L’un des défis majeurs d’un marathon est d’éviter le fameux « mur », ce moment où l’énergie semble disparaître. En courant à la sensation, vous êtes plus à même de gérer votre effort et de prévenir cet épuisement. Comment ?
- Variez et ajustez votre allure dès le départ : Commencez par une légère accélération (RPE 15) sur les 500 premiers mètres pour stimuler votre VO2max et activer pleinement vos filières énergétiques. Puis redescendez et stabilisez ensuite votre rythme dans une zone correspondant à un RPE de 13-14 (effort confortable mais soutenu), en acceptant des oscillations naturelles. Ces variations contrôlées optimisent le métabolisme et réduisent le risque de fatigue prématurée. Cette stratégie vous prépare également à exploiter vos ressources pour une accélération progressive en fin de course, selon vos sensations.
- Adaptez-vous en temps réel : Les sensations de votre corps, comme une respiration haletante ou une fatigue musculaire précoce, sont des signaux d’alerte. Si ces signes apparaissent, ajustez immédiatement votre allure pour préserver vos performances.
Mais pour courir à la sensation avec succès, il faut s’y préparer à l’entraînement.
Pour maximiser vos chances de succès, intégrez cette approche dès vos entraînements. Voici quelques conseils pratiques pour y parvenir :
- Incluez des séances en mode « minimaliste » : Pendant vos sorties longues, concentrez-vous sur vos sensations sans consulter votre montre. Cela vous aidera à mieux comprendre votre effort et à renforcer votre confiance.
- Simulez des marathons courts : Pendant une sortie longue, pratiquez l’approche « à la sensation » sur les derniers kilomètres. Concentrez-vous sur votre confort et votre respiration.
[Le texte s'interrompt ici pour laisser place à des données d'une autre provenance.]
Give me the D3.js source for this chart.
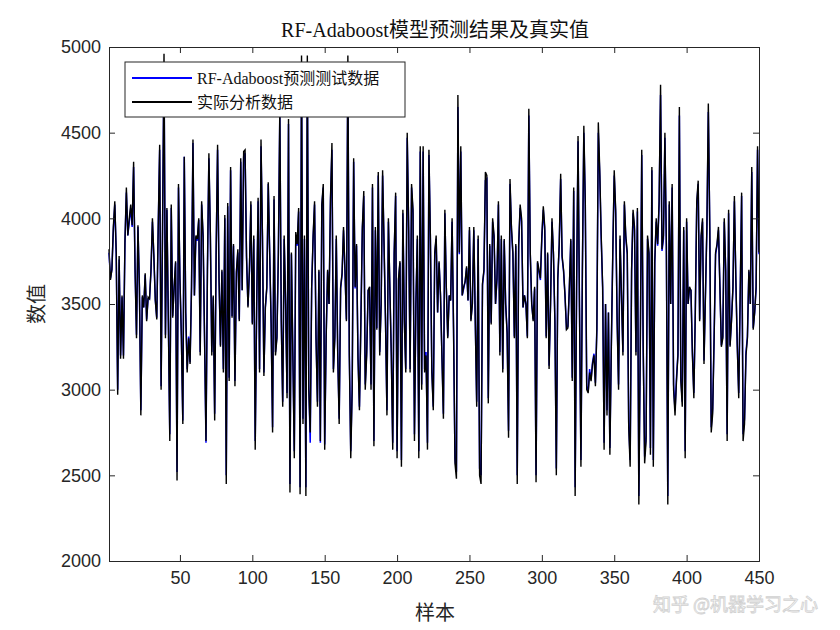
<!DOCTYPE html>
<html><head><meta charset="utf-8">
<script src="https://cdn.jsdelivr.net/npm/d3@7"></script>
<style>body{margin:0;background:#fff}</style></head>
<body><svg id="c" width="840" height="630"></svg>
<script>
const actual=[3820,3640,3700,3950,4100,3800,2970,3780,3180,3550,
3180,3860,4180,3900,4000,4080,3960,4330,3700,3300,
3960,3600,2850,3550,3480,3680,3400,3540,3530,3700,
4000,3780,3520,3410,3950,4430,3000,3950,4960,3300,
4060,3400,2700,4080,3420,3600,3750,2470,4200,3650,
3300,2800,4360,3450,3100,3300,3150,3600,4460,3550,
3900,3880,4000,3200,4100,3900,3300,2700,3700,4380,
3920,3200,3550,2820,3800,4430,3650,3250,3700,3100,
4020,2450,4090,3050,4300,3420,3850,3020,3690,3820,
3400,4350,3580,4390,4400,3780,3480,3700,4100,3380,
3900,2650,3480,4120,3100,4460,3900,3080,3480,3600,
4210,3800,3380,2750,4130,3200,3300,3800,4650,3400,
2900,3900,3500,2950,4580,2400,3800,3200,2600,3920,
3850,4060,2390,4950,2800,3900,2380,4950,3000,2750,
3600,3900,4100,3300,2900,3700,2700,4080,4200,2650,
3300,3700,3500,4120,4440,3100,3300,3900,3200,2800,
3600,3680,3950,3700,3400,4950,3200,2600,3000,4350,
3600,3850,3180,2880,3400,3950,4160,3000,3200,3580,
3600,3000,4200,2670,3950,3350,4270,3200,3500,4280,
3850,3400,2850,4000,3600,3200,2650,3800,4150,2600,
3650,3750,2550,4050,3400,3100,4500,3950,3100,4200,
4050,2700,3500,3900,2600,4420,3000,4420,3100,3200,
2650,4400,3900,3100,2880,3800,3900,3450,3750,3550,
3180,2830,4050,3600,3300,3550,3520,4000,3350,2570,
2480,4720,3800,4420,3550,3600,3630,3720,3520,3950,
3400,3500,3950,3400,2900,3900,2500,2450,3620,3700,
4270,4250,2920,3850,3380,4000,3900,3500,3650,4100,
3200,3900,3100,3880,3500,3330,2720,4230,3950,3800,
3300,3850,2450,3850,4080,4000,3480,3550,3500,3300,
4640,3800,3500,3400,3600,2460,3750,3700,3650,3900,
4070,3950,3300,3800,3120,3500,4000,3800,3400,2500,
3650,3850,4260,3780,3700,3550,3350,3360,3600,3880,
3050,4180,2380,3600,4480,3480,2550,3700,4540,4100,
3000,2980,3100,3050,3150,3200,3020,3350,4560,4280,
3900,3600,2650,3500,2850,3450,2620,3250,3800,4280,
4050,3400,3000,3900,3550,3200,4100,3900,3800,2780,
2550,3700,4050,3950,3200,4060,2330,3250,4400,3250,
2570,2700,3900,3800,2620,4300,2550,3750,4000,3850,
4100,4780,3820,3900,4500,3850,2330,4100,3500,4200,
3000,2850,3050,3200,4650,3050,2900,3950,2600,4000,
3500,3600,3580,3200,2950,3450,4100,4220,3400,3900,
4000,3150,3550,3950,4670,3950,2750,2860,3300,3800,
3850,3950,3600,3250,3300,4000,3700,2700,4050,3250,
3400,3600,4130,3650,3250,2950,3550,4150,2700,2800,
3200,3300,3700,3500,4300,3350,3450,3600,4420,3800];
const predicted=[3800,3650,3700,3930,4080,3790,3000,3760,3200,3540,
3200,3850,4150,3900,3980,4060,3950,4300,3700,3320,
3950,3600,2880,3540,3480,3670,3410,3530,3530,3690,
3980,3770,3520,3420,3940,4400,3020,3940,4900,3320,
4050,3400,2740,4060,3430,3600,3740,2520,4180,3640,
3320,2820,4360,3450,3120,3310,3160,3590,4440,3550,
3890,3870,3990,3220,4080,3890,3310,2690,3700,4350,
3900,3220,3540,2860,3790,4400,3640,3260,3690,3120,
4000,2500,4070,3070,4280,3430,3840,3050,3680,3800,
3410,4330,3580,4360,4380,3770,3490,3690,4080,3390,
3880,2700,3490,4100,3120,4420,3890,3100,3480,3590,
4200,3790,3390,2780,4110,3220,3310,3790,4600,3410,
2930,3880,3500,2980,4550,2450,3790,3220,2640,3900,
3840,4040,2430,4900,2830,3880,2430,4900,3030,2690,
3590,3880,4080,3310,2930,3690,2690,4070,4180,2680,
3310,3690,3500,4100,4400,3120,3310,3880,3220,2830,
3590,3670,3930,3690,3410,4900,3220,2640,3030,4330,
3590,3840,3200,2900,3410,3930,4130,3030,3220,3580,
3590,3030,4180,2700,3930,3360,4250,3220,3500,4250,
3840,3410,2880,3980,3590,3220,2690,3790,4130,2640,
3640,3740,2590,4030,3410,3120,4470,3930,3120,4180,
4030,2740,3500,3880,2640,4390,3030,4390,3120,3220,
2690,4370,3880,3120,2900,3790,3880,3450,3740,3550,
3200,2860,4030,3590,3310,3550,3520,3980,3360,2600,
2520,4650,3790,4390,3550,3590,3630,3710,3520,3930,
3410,3500,3930,3410,2930,3880,2540,2500,3610,3690,
4220,4230,2950,3840,3390,3980,3880,3500,3640,4080,
3220,3880,3120,3870,3500,3340,2760,4200,3930,3790,
3310,3840,2500,3840,4060,3980,3480,3550,3500,3310,
4600,3790,3500,3410,3590,2500,3740,3690,3640,3880,
4050,3930,3310,3790,3140,3500,3980,3790,3410,2540,
3640,3840,4230,3770,3690,3550,3360,3370,3590,3870,
3070,4160,2430,3590,4450,3480,2590,3690,4500,4080,
3020,2990,3120,3060,3160,3210,3040,3360,4500,4250,
3880,3590,2690,3500,2880,3450,2660,3260,3790,4250,
4030,3410,3030,3880,3550,3220,4080,3880,3790,2810,
2590,3690,4030,3930,3220,4040,2380,3260,4370,3260,
2610,2730,3880,3790,2660,4280,2590,3740,3980,3840,
4080,4720,3810,3880,4470,3840,2380,4080,3500,4180,
3030,2880,3070,3210,4600,3070,2930,3930,2640,3980,
3500,3590,3580,3220,2980,3450,4080,4200,3410,3880,
3980,3170,3550,3930,4620,3930,2780,2890,3310,3790,
3840,3930,3600,3260,3310,3980,3690,2740,4030,3260,
3410,3590,4100,3640,3260,2980,3550,4130,2740,2830,
3220,3310,3690,3500,4270,3360,3450,3590,4400,3790];
const xTicks=[50,100,150,200,250,300,350,400,450];
const yTicks=[2000,2500,3000,3500,4000,4500,5000];
const svg=d3.select("#c");
const L=109,R=759,T=47,B=561;
const x=d3.scaleLinear().domain([1,450]).range([L,R]);
const y=d3.scaleLinear().domain([2000,5000]).range([B,T]);
const sans="'Liberation Sans',Arial,sans-serif";
const serif="'Liberation Serif','Times New Roman','Noto Sans CJK SC',serif";
const g=svg.append("g");
const line=d3.line().x((d,i)=>x(i+1)).y(d=>y(d));
g.append("path").datum(predicted).attr("d",line).attr("fill","none").attr("stroke","#0000ff").attr("stroke-width",1.5);
g.append("path").datum(actual).attr("d",line).attr("fill","none").attr("stroke","#000").attr("stroke-width",1.4);
const ax=d3.axisBottom(x).tickValues(xTicks).tickSize(-6).tickPadding(10).tickFormat(d3.format("d"));
const ay=d3.axisLeft(y).tickValues(yTicks).tickSize(-6).tickPadding(8).tickFormat(d3.format("d"));
const gx=svg.append("g").attr("transform",`translate(0,${B})`).call(ax);
const gy=svg.append("g").attr("transform",`translate(${L},0)`).call(ay);
svg.append("g").attr("transform",`translate(0,${T})`).call(d3.axisTop(x).tickValues(xTicks).tickSize(-6).tickFormat(""));
svg.append("g").attr("transform",`translate(${R},0)`).call(d3.axisRight(y).tickValues(yTicks).tickSize(-6).tickFormat(""));
svg.selectAll(".domain").attr("stroke","#262626");
svg.selectAll(".tick line").attr("stroke","#262626");
[gx,gy].forEach(a=>a.selectAll("text").attr("font-family",sans).attr("font-size",18).attr("fill","#262626"));
svg.append("text").attr("x",435).attr("y",37).attr("text-anchor","middle").attr("font-family",serif).attr("font-size",20).attr("fill","#111").text("RF-Adaboost模型预测结果及真实值");
svg.append("text").attr("x",435).attr("y",620).attr("text-anchor","middle").attr("font-family",serif).attr("font-size",20).attr("fill","#262626").text("样本");
svg.append("text").attr("transform","translate(44,304) rotate(-90)").attr("text-anchor","middle").attr("font-family",serif).attr("font-size",20).attr("fill","#262626").text("数值");
const lg=svg.append("g");
lg.append("rect").attr("x",125).attr("y",62).attr("width",280).attr("height",55).attr("fill","#fff").attr("stroke","#262626");
[["RF-Adaboost预测测试数据","#0000ff",78],["实际分析数据","#000",102]].forEach(([t,c,yy])=>{
 lg.append("line").attr("x1",132).attr("x2",192).attr("y1",yy).attr("y2",yy).attr("stroke",c).attr("stroke-width",2);
 lg.append("text").attr("x",197).attr("y",yy+6).attr("font-family",serif).attr("font-size",16).attr("fill","#111").text(t);
});
svg.append("text").attr("x",818).attr("y",611).attr("text-anchor","end").attr("font-family","'Noto Sans CJK SC',sans-serif").attr("font-size",18).attr("fill","#ffffff").attr("stroke","#ccc").attr("stroke-width",0.8).attr("opacity",0.9).text("知乎 @机器学习之心");
</script></body></html>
- Écoutez les signaux de fatigue : Ne laissez pas votre montre dicter le rythme si vous sentez que votre corps en demande moins.
Une victoire accessible
Courir un marathon est bien plus qu’une simple performance physique. En effet, c’est un équilibre subtil entre effort et écoute de soi. Bien que les zones de fréquence cardiaque soient un outil intéressant, elles présentent des limites, particulièrement pour les coureurs amateurs.
Ainsi, en vous fiant à vos sensations, vous développez une connexion plus profonde avec votre corps. Grâce à cette approche, vous devenez capable d’ajuster vos efforts en temps réel, évitant ainsi les pièges comme le fameux « mur ». Par conséquent, cette approche favorise une course plus fluide, où la performance n’est pas seulement mesurée en chiffres, mais aussi en ressenti et en satisfaction personnelle.
En conclusion, la prochaine fois que vous prendrez le départ, faites confiance à votre intuition. Apprenez à courir en pleine conscience, en combinant une préparation adaptée et une stratégie axée sur vos sensations. De cette manière, chaque marathon deviendra une expérience unique, riche en apprentissages et en émotions positives.